Connecting knowledge
Terzi described the role of channels such as Facebook and Twitter in the Arab Spring movements in “connecting knowledge, helping to organise the protests and telling the rest of the world what was happening during the revolutions. At a time when the conventional media were ‘blacked out’ by censorship”. In war scenarios, moreover, the digital media tell the “small” stories that the traditional media fail to cover. The images, stories and events narrated on blogs “remain with us as indelible testimony to events that is available simply by clicking in Google”, added the minister.
Risk of abuse
But a “risk of abuse” exists, as in the case of videos from war zones recorded by micro-cameras placed on the helmets of the military personnel taking part in the mission. These can turn war into “something bland, a video game”. Participants need to act with great professionalism when conveying such events.

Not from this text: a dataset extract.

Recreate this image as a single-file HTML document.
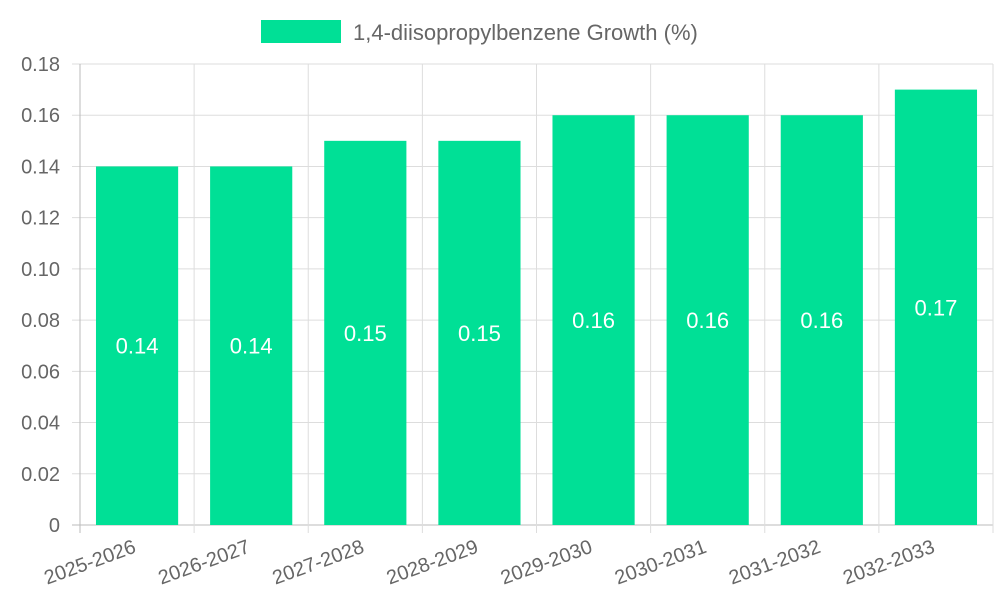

The social media allow information to spread at an unprecedented speed. For example, the first tweet from Haiti was posted 7 minutes after the terrible earthquake of 12 January 2010, 24 hours before the first live TV coverage, noted Terzi. He added, however, that using the web as an information source increases the risk of “unfounded news stories” published, for example, by people using false identities. The web, Terzi concluded, is a “magma of communication mixed with propaganda”. If it is to be used as a useful source, we need “journalists who are both skilled and rigorous in checking their facts and who are able to filter, analyse and contextualise events”.
Live coverage
At the seminar, also attended by students, “digital strategy” experts are discussing the question of information in geographically distant regions. Regions which are, however, perceived by many Italians as being close to us, thanks to the documents and posts written by military personnel on mission there and by aid workers, journalists and bloggers. Today’s digital media make it possible to report events “live”, along with the stories of the people directly experiencing dramatic conflicts. The seminar aims to examine the role of the new media, which, unlike the traditional mass media, provide us with totally “unintermediated” information.